Begin at the top of the entries below and write out every line through the one containing "family='Lato', color='#3b4149')", excluding pictures.

## start Stored data

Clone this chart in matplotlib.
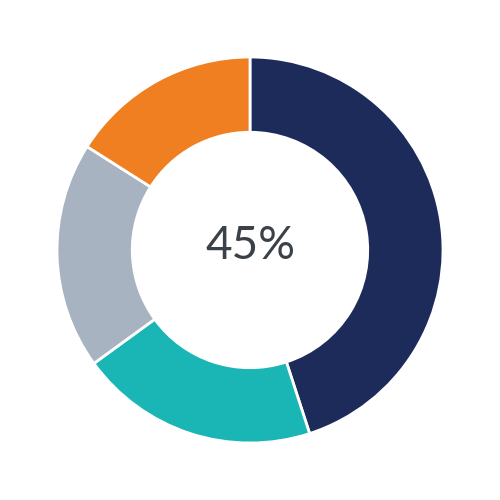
import matplotlib.pyplot as plt

# segment shares, clockwise from 12 o'clock
labels = ['Navy', 'Teal', 'Gray', 'Orange']
values = [45, 20, 19, 16]
colors = ['#1c2b5a', '#1ab5b5', '#a8b3c2', '#f07f22']
center_text = '45%'

fig = plt.figure(figsize=(5, 5), dpi=100)
ax = fig.add_axes([0, 0, 1, 1])

ax.pie(values, colors=colors, startangle=90, counterclock=False,
       radius=1.0,
       wedgeprops=dict(width=0.39, edgecolor='white', linewidth=2))

ax.text(0, 0.02, center_text, ha='center', va='center', fontsize=33,
        family='Lato', color='#3b4149')

lim = 250 / 193
ax.set_xlim(-lim, lim)
ax.set_ylim(-lim, lim)
ax.set_aspect('equal')
ax.axis('off')

fig.savefig('out.png', dpi=100, facecolor='white')
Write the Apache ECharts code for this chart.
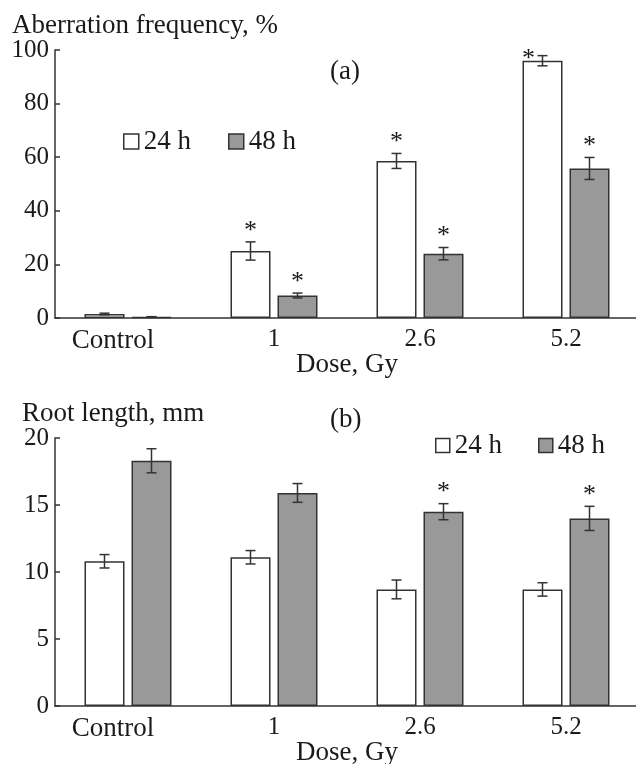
<!DOCTYPE html>
<html>
<head>
<meta charset="utf-8">
<script src="https://cdn.jsdelivr.net/npm/echarts@6/dist/echarts.min.js"></script>
<style>
html,body{margin:0;padding:0;background:#fff;}
#chart{width:636px;height:764px;}
</style>
</head>
<body>
<div id="chart"></div>
<script>
// ---- data ----
const categories = ['Control', '1', '2.6', '5.2'];
const seriesNames = ['24 h', '48 h'];

// (a) Aberration frequency, %
const aberr24 = [1.5, 25.0, 58.6, 96.0];
const aberr24Err = [0.3, 3.4, 2.8, 1.9];
const aberr24Star = [0, 1, 1, 1];
const aberr48 = [0.4, 8.4, 24.0, 55.8];
const aberr48Err = [0.1, 0.9, 2.3, 4.1];
const aberr48Star = [0, 1, 1, 1];

// (b) Root length, mm
const root24 = [10.8, 11.1, 8.7, 8.7];
const root24Err = [0.5, 0.5, 0.7, 0.5];
const root24Star = [0, 0, 0, 0];
const root48 = [18.3, 15.9, 14.5, 14.0];
const root48Err = [0.9, 0.7, 0.6, 0.9];
const root48Star = [0, 0, 1, 1];

const aTicks = {min: 0, max: 100, interval: 20};
const bTicks = {min: 0, max: 20, interval: 5};

// ---- style ----
const FONT = '"Liberation Serif", "Times New Roman", serif';
const FS = 25;     // digits
const FW = 27;     // words
const INK = '#1a1a1a';
const EDGE = '#333333';
const GREY = '#999999';
const BAR_W = 40;
const BAR_GAP = 7;

function errData(vals, errs, stars) {
  return vals.map((v, i) => [i, v - errs[i], v + errs[i], stars[i]]);
}

function errRender(side) {
  return function (params, api) {
    const i = api.value(0);
    const lo = api.coord([i, api.value(1)]);
    const hi = api.coord([i, api.value(2)]);
    const star = api.value(3);
    const x = lo[0] + side * (BAR_W + BAR_GAP) / 2;
    const cap = 5;
    const ls = {stroke: EDGE, lineWidth: 1.5};
    const children = [
      {type: 'line', shape: {x1: x, y1: lo[1], x2: x, y2: hi[1]}, style: ls},
      {type: 'line', shape: {x1: x - cap, y1: lo[1], x2: x + cap, y2: lo[1]}, style: ls},
      {type: 'line', shape: {x1: x - cap, y1: hi[1], x2: x + cap, y2: hi[1]}, style: ls}
    ];
    if (star) {
      const gridTop = params.coordSys.y;
      let sx = x, sy = hi[1] - 11;
      if (hi[1] - 18 < gridTop) { sx = x - 14; sy = hi[1] + 4; }
      children.push({
        type: 'text',
        style: {text: '*', x: sx, y: sy, align: 'center', verticalAlign: 'middle',
                font: '26px ' + FONT, fill: INK}
      });
    }
    return {type: 'group', children: children};
  };
}

function xAxisDef(gridIndex) {
  return {
    type: 'category', gridIndex: gridIndex, data: categories,
    axisLine: {lineStyle: {color: EDGE, width: 1.5}},
    axisTick: {show: false},
    axisLabel: {
      color: INK, fontFamily: FONT, fontSize: FS,
      margin: 9, interval: 0,
      formatter: function (v, idx) { return idx === 0 ? '{c|' + v + '}' : v; },
      rich: {c: {color: INK, fontFamily: FONT, fontSize: FW, padding: [0, 30, 0, 0]}}
    },
    name: 'Dose, Gy', nameLocation: 'middle', nameGap: 33, nameMoveOverlap: false,
    nameTextStyle: {color: INK, fontFamily: FONT, fontSize: FW}
  };
}
function yAxisDef(gridIndex, t) {
  return {
    type: 'value', gridIndex: gridIndex, min: t.min, max: t.max, interval: t.interval,
    axisLine: {show: true, lineStyle: {color: EDGE, width: 1.5}},
    axisTick: {show: true, inside: true, length: 5, lineStyle: {color: EDGE, width: 1.5}},
    axisLabel: {color: INK, fontFamily: FONT, fontSize: FS, margin: 6},
    splitLine: {show: false}
  };
}

function barSeries(name, data, x, y, fill) {
  return {
    type: 'bar', name: name, xAxisIndex: x, yAxisIndex: y, data: data,
    barWidth: BAR_W, barGap: (BAR_GAP / BAR_W * 100) + '%',
    itemStyle: {color: fill, borderColor: EDGE, borderWidth: 1.5},
    emphasis: {disabled: true}, silent: true
  };
}
function errSeries(data, x, y, side) {
  return {
    type: 'custom', xAxisIndex: x, yAxisIndex: y, data: data,
    renderItem: errRender(side), silent: true, z: 5
  };
}

const legendBase = {
  orient: 'horizontal', itemWidth: 15, itemHeight: 15, itemGap: 37,
  textStyle: {color: INK, fontFamily: FONT, fontSize: FW, padding: [2, 0, 0, 0]},
  icon: 'rect', padding: 0,
  itemStyle: {borderColor: EDGE, borderWidth: 1.5},
  data: seriesNames, selectedMode: false
};

const titleText = {color: INK, fontFamily: FONT, fontSize: FW, fontWeight: 'normal'};

const option = {
  backgroundColor: '#fff',
  animation: false,
  title: [
    {text: 'Aberration frequency, %', left: 12, top: 12, padding: 0, textStyle: titleText},
    {text: '(a)', left: 330, top: 58, padding: 0, textStyle: titleText},
    {text: 'Root length, mm', left: 22, top: 400, padding: 0, textStyle: titleText},
    {text: '(b)', left: 330, top: 406, padding: 0, textStyle: titleText}
  ],
  legend: [
    Object.assign({}, legendBase, {left: 123, top: 128}),
    Object.assign({}, legendBase, {left: 435, top: 432, itemHeight: 14, itemWidth: 14, itemGap: 36})
  ],
  grid: [
    {left: 55, top: 50, width: 584, height: 268, outerBoundsMode: 'none', containLabel: false},
    {left: 55, top: 438, width: 584, height: 268, outerBoundsMode: 'none', containLabel: false}
  ],
  xAxis: [xAxisDef(0), xAxisDef(1)],
  yAxis: [yAxisDef(0, aTicks), yAxisDef(1, bTicks)],
  series: [
    barSeries(seriesNames[0], aberr24, 0, 0, '#ffffff'),
    barSeries(seriesNames[1], aberr48, 0, 0, GREY),
    errSeries(errData(aberr24, aberr24Err, aberr24Star), 0, 0, -1),
    errSeries(errData(aberr48, aberr48Err, aberr48Star), 0, 0, 1),
    barSeries(seriesNames[0], root24, 1, 1, '#ffffff'),
    barSeries(seriesNames[1], root48, 1, 1, GREY),
    errSeries(errData(root24, root24Err, root24Star), 1, 1, -1),
    errSeries(errData(root48, root48Err, root48Star), 1, 1, 1)
  ]
};

const chart = echarts.init(document.getElementById('chart'), null, {renderer: 'canvas'});
chart.setOption(option);
</script>
</body>
</html>
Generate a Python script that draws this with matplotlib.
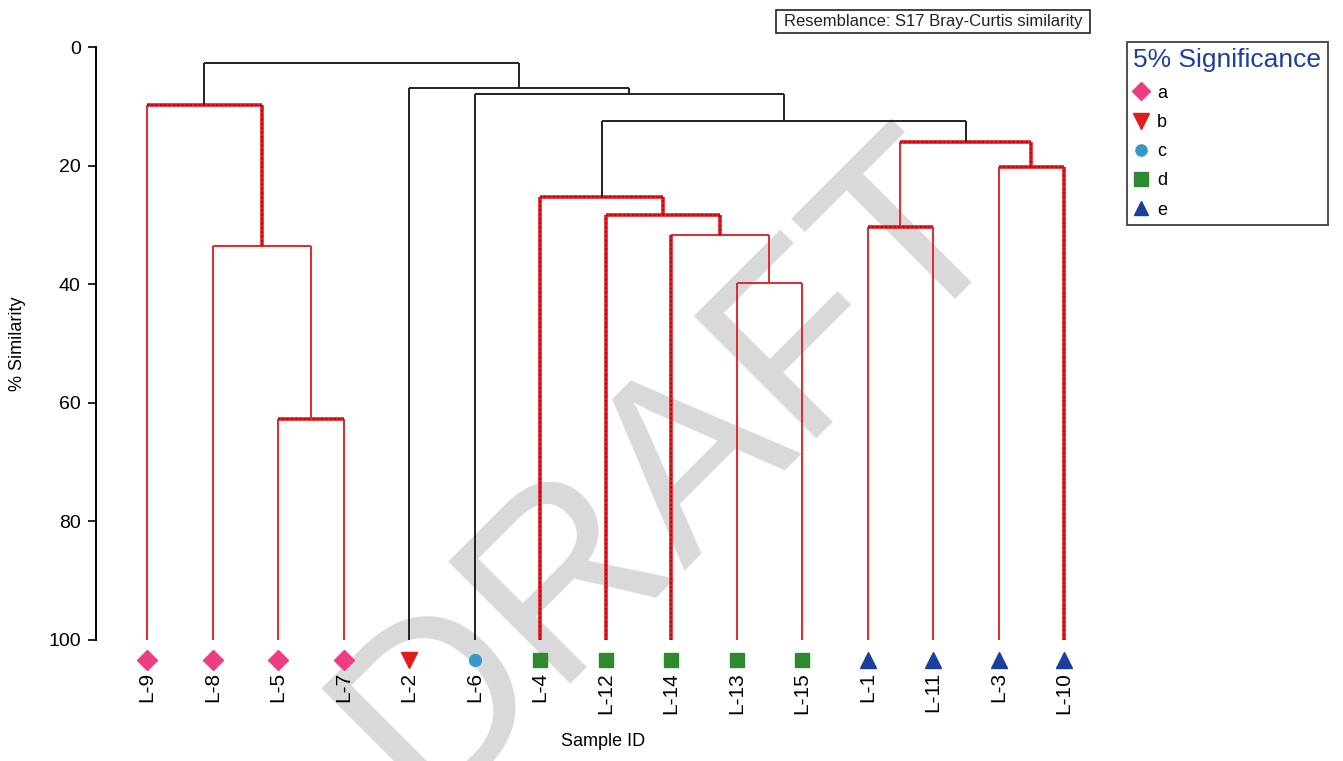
import matplotlib
matplotlib.use("Agg")
import matplotlib.pyplot as plt
from matplotlib.lines import Line2D
from matplotlib.patches import Rectangle

plt.rcParams['font.family'] = ['Liberation Sans', 'DejaVu Sans']

# ---------------- data ----------------
leaves = ["L-9", "L-8", "L-5", "L-7", "L-2", "L-6", "L-4", "L-12", "L-14",
          "L-13", "L-15", "L-1", "L-11", "L-3", "L-10"]
leaf_group = ["a", "a", "a", "a", "b", "c", "d", "d", "d", "d", "d", "e", "e", "e", "e"]

# merges: children are leaf indices (0-14) or node indices (15+)
merge_left = [2, 1, 0, 9, 8, 7, 6, 11, 13, 22, 21, 5, 4, 17]
merge_right = [3, 15, 16, 10, 18, 19, 20, 12, 14, 23, 24, 25, 26, 27]
merge_height = [62.7, 33.6, 9.8, 39.8, 31.7, 28.3, 25.3, 30.4, 20.2, 16.0, 12.5, 7.9, 6.9, 2.7]
# line style per merge: (horizontal, left vertical, right vertical)
# k = black, s = solid red, d = dotted red
merge_style = [("d", "s", "s"), ("s", "s", "s"), ("d", "s", "d"), ("s", "s", "s"),
               ("s", "d", "s"), ("d", "d", "d"), ("d", "d", "d"), ("d", "s", "s"),
               ("d", "s", "d"), ("d", "s", "d"), ("k", "k", "k"), ("k", "k", "k"),
               ("k", "k", "k"), ("k", "k", "k")]

groups = ["a", "b", "c", "d", "e"]
group_color = {"a": "#ee3d82", "b": "#e31b1b", "c": "#3a97c9", "d": "#2f8a2f", "e": "#1c3f9c"}
group_marker = {"a": "D", "b": "v", "c": "o", "d": "s", "e": "^"}
group_msize = {"a": 10, "b": 12, "c": 8.5, "d": 10, "e": 11}

yticks = [0, 20, 40, 60, 80, 100]

# ---------------- figure ----------------
W, H = 1343, 761
fig = plt.figure(figsize=(W / 100, H / 100), dpi=100)
ax = fig.add_axes([96 / W, 1 - 640 / H, (1110 - 96) / W, (640 - 47) / H])
ax.set_ylim(100, 0)
ax.set_xlim(-0.78, 14.7)

n = len(leaves)
xpos = {i: float(i) for i in range(n)}
ypos = {i: 100.0 for i in range(n)}


def draw_seg(xs, ys, st):
    if st == "k":
        ax.plot(xs, ys, color="#222222", lw=1.4, solid_capstyle="butt", zorder=3)
    elif st == "s":
        ax.plot(xs, ys, color="#e3282b", lw=1.4, solid_capstyle="butt", zorder=3)
    else:
        ax.plot(xs, ys, color="#e8181e", lw=2.6, solid_capstyle="butt", zorder=3)
        ax.plot(xs, ys, color="#9c0a10", lw=1.2, ls=(0, (1, 1.6)), zorder=4)


for k, (l, r, h, st) in enumerate(zip(merge_left, merge_right, merge_height, merge_style)):
    node = n + k
    xl, xr = xpos[l], xpos[r]
    xpos[node] = (xl + xr) / 2
    ypos[node] = h
    draw_seg([xl, xl], [ypos[l], h], st[1])
    draw_seg([xr, xr], [ypos[r], h], st[2])
    draw_seg([xl, xr], [h, h], st[0])

# markers under leaves
for i, g in enumerate(leaf_group):
    ax.plot(i, 103.4, marker=group_marker[g], color=group_color[g], ms=group_msize[g],
            ls="none", clip_on=False, zorder=5)

# axes styling
for s in ["top", "right", "bottom"]:
    ax.spines[s].set_visible(False)
ax.spines["left"].set_linewidth(1.4)
ax.set_yticks(yticks)
ax.set_yticklabels([str(v) for v in yticks], fontsize=14)
ax.tick_params(axis="y", length=6, width=1.2, pad=5)
ax.set_xticks(range(n))
ax.set_xticklabels(leaves, rotation=90, fontsize=15)
ax.tick_params(axis="x", length=0, pad=23)
ax.set_ylabel("% Similarity", fontsize=13, labelpad=16)
ax.set_xlabel("Sample ID", fontsize=13, labelpad=14)

# watermark (under the dendrogram)
ax.text(672 / W, 1 - 470 / H, "DRAFT", transform=fig.transFigure, fontsize=180,
        color="#d9d9d9", rotation=45, ha="center", va="center", zorder=1,
        clip_on=False)

# resemblance box
fig.patches.append(Rectangle((776 / W, 1 - 33 / H), (1090 - 776) / W, 23 / H,
                             transform=fig.transFigure, fill=False, ec="#222222", lw=1.2))
fig.text(933 / W, 1 - 21.5 / H, "Resemblance: S17 Bray-Curtis similarity", fontsize=12,
         ha="center", va="center", color="#222222")

# legend
handles = [Line2D([], [], marker=group_marker[g], color=group_color[g], ls="none",
                  ms=group_msize[g] * 0.95) for g in groups]
leg = fig.legend(handles, groups, loc="upper left",
                 bbox_to_anchor=(1127 / W, 1 - 42 / H), bbox_transform=fig.transFigure,
                 title="5% Significance", fontsize=13, title_fontsize=19,
                 frameon=True, fancybox=False, edgecolor="#222222", alignment="left",
                 handlelength=0.8, handletextpad=0.5, labelspacing=0.68,
                 borderpad=0.35, borderaxespad=0)
leg.get_title().set_color("#1f3fa0")
leg.get_frame().set_linewidth(1.4)

fig.savefig("out.png", dpi=100)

## end Stored data

■ Output for this task
Clone this chart in matplotlib.
import matplotlib.pyplot as plt

# segment shares, clockwise from 12 o'clock
labels = ['Navy', 'Teal', 'Gray', 'Orange']
values = [45, 20, 19, 16]
colors = ['#1c2b5a', '#1ab5b5', '#a8b3c2', '#f07f22']
center_text = '45%'

fig = plt.figure(figsize=(5, 5), dpi=100)
ax = fig.add_axes([0, 0, 1, 1])

ax.pie(values, colors=colors, startangle=90, counterclock=False,
       radius=1.0,
       wedgeprops=dict(width=0.39, edgecolor='white', linewidth=2))

ax.text(0, 0.02, center_text, ha='center', va='center', fontsize=33,
        family='Lato', color='#3b4149')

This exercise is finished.